What permits and approvals are typically required for crib wall construction?
Permit requirements vary by jurisdiction but typically include:
- Building Permit:
- Required for walls over 4 feet tall in most areas
- Submission requirements usually include:
- Site plan showing wall location
- Engineering drawings with stability calculations
- Drainage details
- Material specifications
- Processing time: 2-6 weeks typically
- Grading Permit:
- Required when cutting/filling exceeds 50 cubic yards
- Often includes erosion control plan requirements
- May require geotechnical report for slopes > 2:1
- Environmental Permits:
- Wetland impacts may require Army Corps of Engineers approval (Section 404 permit)

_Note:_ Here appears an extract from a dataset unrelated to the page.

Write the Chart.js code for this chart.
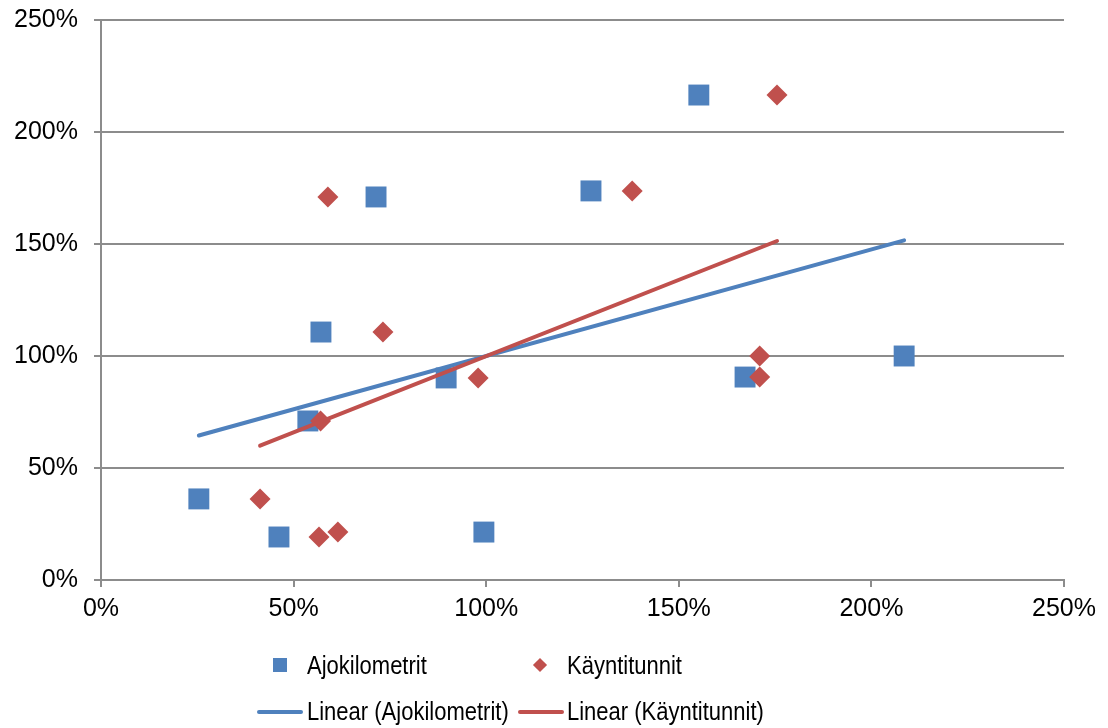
<!DOCTYPE html>
<html>
<head>
<meta charset="utf-8">
<script src="https://cdn.jsdelivr.net/npm/chart.js@4/dist/chart.umd.min.js"></script>
<style>
  html, body { margin: 0; padding: 0; background: #fff; overflow: hidden; }
  #wrap { position: relative; width: 1108px; height: 728px; overflow: hidden; }
  canvas { position: absolute; left: 0; top: -11px; }
  .leg { position: absolute; font-family: "Liberation Sans", Arial, sans-serif; font-size: 25px; color: #000; white-space: nowrap; line-height: 28px; transform: scaleX(0.88); transform-origin: 0 0; }
  .sq { position: absolute; width: 14px; height: 14px; background: #4F81BD; }
  .dia { position: absolute; width: 10px; height: 10px; background: #C0504D; transform: rotate(45deg); }
  .ln { position: absolute; height: 4px; border-radius: 2px; }
</style>
</head>
<body>
<div id="wrap">
  <canvas id="c" width="1108" height="739"></canvas>
  <div class="sq" style="left:273px; top:658px;"></div>
  <div class="leg" style="left:307px; top:651px;">Ajokilometrit</div>
  <div class="dia" style="left:535px; top:660px;"></div>
  <div class="leg" style="left:567px; top:651px;">Käyntitunnit</div>
  <div class="ln" style="left:257px; top:710px; width:46px; background:#4F81BD;"></div>
  <div class="leg" style="left:307px; top:697px;">Linear (Ajokilometrit)</div>
  <div class="ln" style="left:518px; top:710px; width:46px; background:#C0504D;"></div>
  <div class="leg" style="left:567px; top:697px;">Linear (Käyntitunnit)</div>
</div>
<script>
// Mileage index (x) and relative value (y), in percent
const ajoX = [25.4, 46.2, 53.7, 57.1, 71.4, 89.6, 99.4, 127.2, 155.2, 167.2, 208.5];
const ajoY = [36.2, 19.2, 71.0, 110.7, 171.0, 90.2, 21.4, 173.7, 216.5, 90.6, 100.0];
// Operating-hours index (x) and relative value (y), in percent
const kayX = [41.3, 56.6, 57.0, 61.5, 58.9, 73.2, 97.9, 137.9, 175.5, 171.0, 171.0];
const kayY = [36.2, 19.2, 71.0, 21.4, 171.0, 110.7, 90.2, 173.7, 216.5, 100.0, 90.6];
const axisTicks = [0, 50, 100, 150, 200, 250];

const BLUE = '#4F81BD';
const RED = '#C0504D';
const GRID = '#8c8c8c';
const FONT = { family: '"Liberation Sans", Arial, sans-serif', size: 25 };

function pts(xs, ys) { return xs.map((x, i) => ({ x: x, y: ys[i] })); }

// Least-squares trend line spanning the series' x range
function trend(xs, ys) {
  const n = xs.length;
  const mx = xs.reduce((a, b) => a + b, 0) / n;
  const my = ys.reduce((a, b) => a + b, 0) / n;
  let sxy = 0, sxx = 0;
  for (let i = 0; i < n; i++) { sxy += (xs[i] - mx) * (ys[i] - my); sxx += (xs[i] - mx) ** 2; }
  const b = sxy / sxx, a = my - b * mx;
  const x0 = Math.min(...xs), x1 = Math.max(...xs);
  return [{ x: x0, y: a + b * x0 }, { x: x1, y: a + b * x1 }];
}

new Chart(document.getElementById('c'), {
  type: 'scatter',
  data: {
    datasets: [
      { label: 'Linear (Käyntitunnit)', data: trend(kayX, kayY), type: 'line', showLine: true,
        borderColor: RED, borderWidth: 4, pointRadius: 0, fill: false, order: 0, borderCapStyle: 'round' },
      { label: 'Linear (Ajokilometrit)', data: trend(ajoX, ajoY), type: 'line', showLine: true,
        borderColor: BLUE, borderWidth: 4, pointRadius: 0, fill: false, order: 1, borderCapStyle: 'round' },
      { label: 'Käyntitunnit', data: pts(kayX, kayY), pointStyle: 'rectRot', pointRadius: 10.5,
        backgroundColor: RED, borderColor: RED, borderWidth: 0, order: 2 },
      { label: 'Ajokilometrit', data: pts(ajoX, ajoY), pointStyle: 'rect', pointRadius: 14.8,
        backgroundColor: BLUE, borderColor: BLUE, borderWidth: 0, order: 3 }
    ]
  },
  options: {
    responsive: false,
    animation: false,
    layout: { padding: { top: 10, right: 44, left: 0, bottom: 0 } },
    plugins: { legend: { display: false }, tooltip: { enabled: false } },
    scales: {
      x: {
        type: 'linear', min: 0, max: 250,
        afterBuildTicks: s => { s.ticks = axisTicks.map(v => ({ value: v })); },
        afterFit: s => { s.height = 148; },
        grid: { drawOnChartArea: false, drawTicks: true, tickLength: 7, color: GRID, lineWidth: 2 },
        border: { color: GRID, width: 2 },
        ticks: { color: '#000', font: FONT, padding: 7, callback: v => v + '%' }
      },
      y: {
        type: 'linear', min: 0, max: 250,
        afterBuildTicks: s => { s.ticks = axisTicks.map(v => ({ value: v })); },
        afterFit: s => { s.width = 101; },
        grid: { drawOnChartArea: true, drawTicks: true, tickLength: 7, color: GRID, lineWidth: 2 },
        border: { color: GRID, width: 2 },
        ticks: { color: '#000', font: FONT, padding: 16, callback: v => v + '%' }
      }
    }
  }
});
</script>
</body>
</html>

- Endangered species habitat may trigger additional reviews
- Stormwater management plans often required
- Utility Clearances:
- Call 811 for underground utility locates
- May need easements or relocations for conflicts
- Special Cases:
- Historic districts may have design review boards
- Coastal zones may require additional floodproofing
- Seismic zones require special engineering certification
Pro Tip: Many jurisdictions offer pre-application meetings where you can review requirements with planning staff before formal submission. This can save significant time and revision costs.
Always check with your local building department for specific requirements, as codes can vary significantly even between neighboring municipalities.